Sufficiency of Claims
In evaluating the sufficiency of the claims presented by Path, the court found that the allegations were adequate to survive the motions to dismiss. Path's first claim of conspiracy alleged that all defendants had conspired to harm Path's business through various means, including the breach of the distribution agreement and the establishment of new distributorships that directly undermined Path's position. The court recognized that while a mere conspiracy itself does not automatically constitute a tortious act, the actions taken by the defendants to implement this conspiracy could indeed qualify as tortious conduct. Additionally, the breach of contract claim asserted that Asahi, through its officers, had repudiated the existing agreement with Path, which further supported Path's position. The court also noted that the unfair competition claim was based on the defendants' use of Path's marketing materials and terminology, which constituted unfair business practices. Thus, the court concluded that Path had sufficiently alleged claims that warranted further proceedings and discovery, allowing the case to move forward.
Corporate Liability
The court addressed the issue of corporate liability, particularly regarding Asahi's role in the alleged tortious conduct. It was established that a parent corporation could be held liable for inducing the breach of contract by its subsidiary if the parent acted with an intent to protect its economic interests. However, the court clarified that Path's claims against Asahi were not solely based on the theory of inducing breach of contract; instead, they encompassed allegations of joint participation in tortious acts aimed at destroying Path's business. The court pointed out that Asahi's complete ownership and control of Fuji created a motive for involvement in the alleged conspiracy. Asahi's argument that it could only be liable if the actions were taken in its name rather than through Fuji was rejected, as the claims asserted a joint tort where both companies were implicated.
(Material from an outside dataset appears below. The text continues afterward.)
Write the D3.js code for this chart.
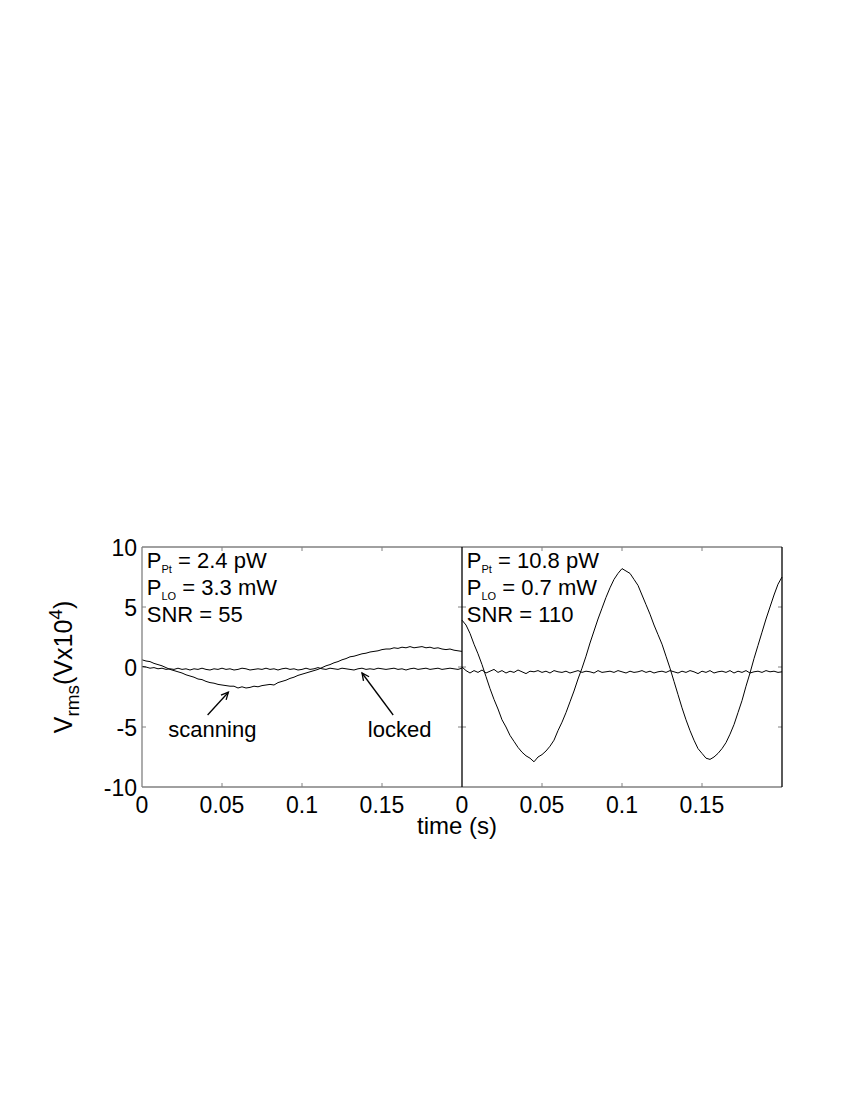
<!DOCTYPE html>
<html><head><meta charset="utf-8">
<script src="https://cdn.jsdelivr.net/npm/d3@7"></script>
<style>body{margin:0;background:#fff}svg{display:block}text{font-family:"Liberation Sans",Arial,sans-serif;fill:#000}</style>
</head><body>
<svg id="c" width="850" height="1100"></svg>
<script>
// ---- data ----
const timeDomain = [0, 0.2];
const vDomain = [-10, 10];
const nSamples = 81;
const scanLeft = [
 0.6,0.5,0.45,0.3,0.2,0.1,-0.05,-0.2,-0.3,-0.4,
 -0.5,-0.65,-0.75,-0.85,-1.0,-1.05,-1.2,-1.3,-1.35,-1.45,
 -1.5,-1.55,-1.6,-1.6,-1.75,-1.65,-1.75,-1.7,-1.6,-1.65,
 -1.55,-1.5,-1.45,-1.5,-1.3,-1.2,-1.1,-0.95,-0.85,-0.7,
 -0.6,-0.5,-0.4,-0.3,-0.2,-0.05,0.1,0.2,0.35,0.45,
 0.6,0.7,0.85,0.9,1.0,1.1,1.15,1.25,1.3,1.35,
 1.45,1.5,1.5,1.6,1.55,1.65,1.6,1.7,1.6,1.65,
 1.7,1.6,1.65,1.55,1.6,1.5,1.45,1.5,1.4,1.35,
 1.3];
const lockedLeft = [
 0.05,0.0,-0.1,-0.05,-0.15,-0.1,-0.2,-0.15,-0.2,-0.1,
 -0.2,-0.15,-0.25,-0.15,-0.2,-0.1,-0.2,-0.25,-0.15,-0.2,
 -0.1,-0.2,-0.15,-0.25,-0.2,-0.1,-0.15,-0.25,-0.2,-0.15,
 -0.2,-0.1,-0.2,-0.15,-0.25,-0.15,-0.1,-0.2,-0.15,-0.25,
 -0.2,-0.1,-0.2,-0.15,-0.05,-0.15,-0.2,-0.1,-0.15,-0.2,
 -0.1,-0.15,-0.2,-0.25,-0.15,-0.1,-0.2,-0.15,-0.2,-0.1,
 -0.15,-0.2,-0.15,-0.1,-0.2,-0.15,-0.25,-0.15,-0.1,-0.2,
 -0.15,-0.1,-0.2,-0.15,-0.1,-0.2,-0.15,-0.1,-0.15,-0.2,
 -0.1];
const scanRight = [
 3.9,3.5,2.8,1.9,1.1,0.2,-0.8,-1.8,-2.7,-3.5,
 -4.4,-5.0,-5.7,-6.2,-6.7,-7.1,-7.4,-7.6,-7.9,-7.5,
 -7.3,-7.0,-6.6,-6.1,-5.3,-4.6,-3.8,-2.9,-2.0,-1.0,
 -0.1,0.9,2.0,3.0,4.0,4.9,5.8,6.6,7.3,7.8,
 8.2,8.0,7.8,7.3,6.8,6.0,5.2,4.4,3.5,2.7,
 1.9,0.9,-0.1,-1.2,-2.3,-3.4,-4.4,-5.3,-6.1,-6.8,
 -7.2,-7.6,-7.7,-7.5,-7.2,-6.8,-6.3,-5.6,-4.8,-3.8,
 -2.8,-1.6,-0.5,0.7,1.8,2.9,4.0,5.0,6.0,6.9,
 7.5];
const lockedRight = [
 0.0,-0.3,-0.5,-0.3,-0.45,-0.25,-0.5,-0.35,-0.2,-0.45,
 -0.3,-0.5,-0.35,-0.45,-0.25,-0.4,-0.55,-0.35,-0.4,-0.3,
 -0.45,-0.35,-0.5,-0.3,-0.4,-0.45,-0.35,-0.5,-0.4,-0.3,
 -0.45,-0.35,-0.4,-0.5,-0.3,-0.45,-0.4,-0.35,-0.45,-0.3,
 -0.4,-0.5,-0.35,-0.45,-0.4,-0.3,-0.45,-0.35,-0.5,-0.4,
 -0.35,-0.45,-0.3,-0.4,-0.5,-0.35,-0.45,-0.3,-0.4,-0.55,
 -0.35,-0.45,-0.3,-0.5,-0.4,-0.35,-0.45,-0.3,-0.5,-0.35,
 -0.45,-0.3,-0.5,-0.4,-0.35,-0.45,-0.3,-0.4,-0.35,-0.45,
 -0.4];
const xTicks = [0.05, 0.1, 0.15];
const xTickLabels = ["0", "0.05", "0.1", "0.15"];
const xLabelValues = [0, 0.05, 0.1, 0.15];
const yTicks = [-10, -5, 0, 5, 10];
const yInnerTicks = [-5, 0, 5];
const leftNotes = [["P","Pt"," = 2.4 pW"],["P","LO"," = 3.3 mW"],["SNR = 55","",""]];
const rightNotes = [["P","Pt"," = 10.8 pW"],["P","LO"," = 0.7 mW"],["SNR = 110","",""]];
const noteY = [8.25, 6.0, 3.75];

// ---- layout ----
const svg = d3.select("#c");
const y = d3.scaleLinear().domain(vDomain).range([787, 547]);
const xL = d3.scaleLinear().domain(timeDomain).range([142, 462]);
const xR = d3.scaleLinear().domain(timeDomain).range([462, 782]);
const times = d3.range(nSamples).map(i => timeDomain[0] + (timeDomain[1]-timeDomain[0]) * i / (nSamples-1));
const grey = "#808080";

function panel(x, scan, locked, notes) {
  const g = svg.append("g");
  const [x0, x1] = x.range();
  const [yb, yt] = y.range();
  g.append("line").attr("x1", x0).attr("x2", x1).attr("y1", yt).attr("y2", yt).attr("stroke", grey).attr("stroke-width", 1.3);
  g.append("line").attr("x1", x0).attr("x2", x1).attr("y1", yb).attr("y2", yb).attr("stroke", grey).attr("stroke-width", 1.3);
  xTicks.forEach(t => {
    g.append("line").attr("x1", x(t)).attr("x2", x(t)).attr("y1", yt).attr("y2", yt+4).attr("stroke", grey);
    g.append("line").attr("x1", x(t)).attr("x2", x(t)).attr("y1", yb).attr("y2", yb-4).attr("stroke", grey);
  });
  yInnerTicks.forEach(v => {
    g.append("line").attr("x1", x1).attr("x2", x1-4).attr("y1", y(v)).attr("y2", y(v)).attr("stroke", grey);
    g.append("line").attr("x1", x0).attr("x2", x0+4).attr("y1", y(v)).attr("y2", y(v)).attr("stroke", grey);
  });
  xLabelValues.forEach((t, i) => {
    g.append("text").attr("x", x(t)).attr("y", 813).attr("text-anchor", "middle").attr("font-size", 23).text(xTickLabels[i]);
  });
  const line = d3.line().x((d, i) => x(times[i])).y(d => y(d));
  g.append("path").datum(scan).attr("d", line).attr("fill", "none").attr("stroke", "#000").attr("stroke-width", 1);
  g.append("path").datum(locked).attr("d", line).attr("fill", "none").attr("stroke", "#000").attr("stroke-width", 1);
  notes.forEach((n, i) => {
    const t = g.append("text").attr("x", x(0.003)).attr("y", y(noteY[i])).attr("font-size", 22);
    t.append("tspan").text(n[0]);
    if (n[1]) {
      t.append("tspan").attr("font-size", 11).attr("dy", 5).text(n[1]);
      t.append("tspan").attr("dy", -5).text(n[2]);
    }
  });
  return g;
}

panel(xL, scanLeft, lockedLeft, leftNotes);
panel(xR, scanRight, lockedRight, rightNotes);

svg.append("line").attr("x1", xL(0)).attr("x2", xL(0)).attr("y1", y(-10)).attr("y2", y(10)).attr("stroke", grey).attr("stroke-width", 1.3);
[xL(0.2), xR(0.2)].forEach(px => {
  svg.append("line").attr("x1", px).attr("x2", px).attr("y1", y(-10)).attr("y2", y(10)).attr("stroke", "#000").attr("stroke-width", 1.3);
});

yTicks.forEach(v => {
  svg.append("text").attr("x", 137).attr("y", y(v) + 9).attr("text-anchor", "end").attr("font-size", 23).text(v);
});

svg.append("text").attr("x", 457).attr("y", 834).attr("text-anchor", "middle").attr("font-size", 24).text("time (s)");
const yl = svg.append("text").attr("transform", `translate(72,${y(0)}) rotate(-90)`).attr("text-anchor", "middle").attr("font-size", 25);
yl.append("tspan").text("V");
yl.append("tspan").attr("font-size", 19).attr("dy", 7).text("rms");
yl.append("tspan").attr("dy", -7).text("(Vx10");
yl.append("tspan").attr("font-size", 19).attr("dy", -10).text("4");
yl.append("tspan").attr("dy", 10).text(")");

const annotations = [
  {label: "scanning", tx: 0.044, tv: -5.8, from: [0.041, -4.0], to: [0.054, -2.1]},
  {label: "locked", tx: 0.161, tv: -5.8, from: [0.157, -4.0], to: [0.1375, -0.5]}
];
annotations.forEach(a => {
  svg.append("text").attr("x", xL(a.tx)).attr("y", y(a.tv)).attr("text-anchor", "middle").attr("font-size", 22).text(a.label);
  const x1 = xL(a.from[0]), y1 = y(a.from[1]), x2 = xL(a.to[0]), y2 = y(a.to[1]);
  svg.append("line").attr("x1", x1).attr("y1", y1).attr("x2", x2).attr("y2", y2).attr("stroke", "#000").attr("stroke-width", 1.3);
  const ang = Math.atan2(y2 - y1, x2 - x1), L = 8, w = 0.45;
  const p1 = [x2 - L*Math.cos(ang - w), y2 - L*Math.sin(ang - w)];
  const p2 = [x2 - L*Math.cos(ang + w), y2 - L*Math.sin(ang + w)];
  svg.append("path").attr("d", `M${p1}L${x2},${y2}L${p2}`).attr("fill", "none").attr("stroke", "#000").attr("stroke-width", 1.3);
});
</script>
</body></html>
This reasoning indicated that the acts of Fuji could be attributed to Asahi in the context of the alleged conspiracy, allowing the court to deny Asahi's motion to dismiss on these grounds.
Conclusion
In conclusion, the court held that it had personal jurisdiction over the corporate defendants and denied their motions to dismiss based on lack of jurisdiction. The court found that the defendants' activities sufficiently connected them to New York, allowing the exercise of jurisdiction under the state's long-arm statute. Furthermore, the claims asserted by Path were deemed adequate to proceed, with the court recognizing the potential for joint liability among the defendants. The ruling emphasized the interconnected nature of the defendants' actions, which were alleged to have caused significant harm to Path's business operations. As a result, the court's decision facilitated the continuation of the case, allowing for further discovery and examination of the claims against the defendants.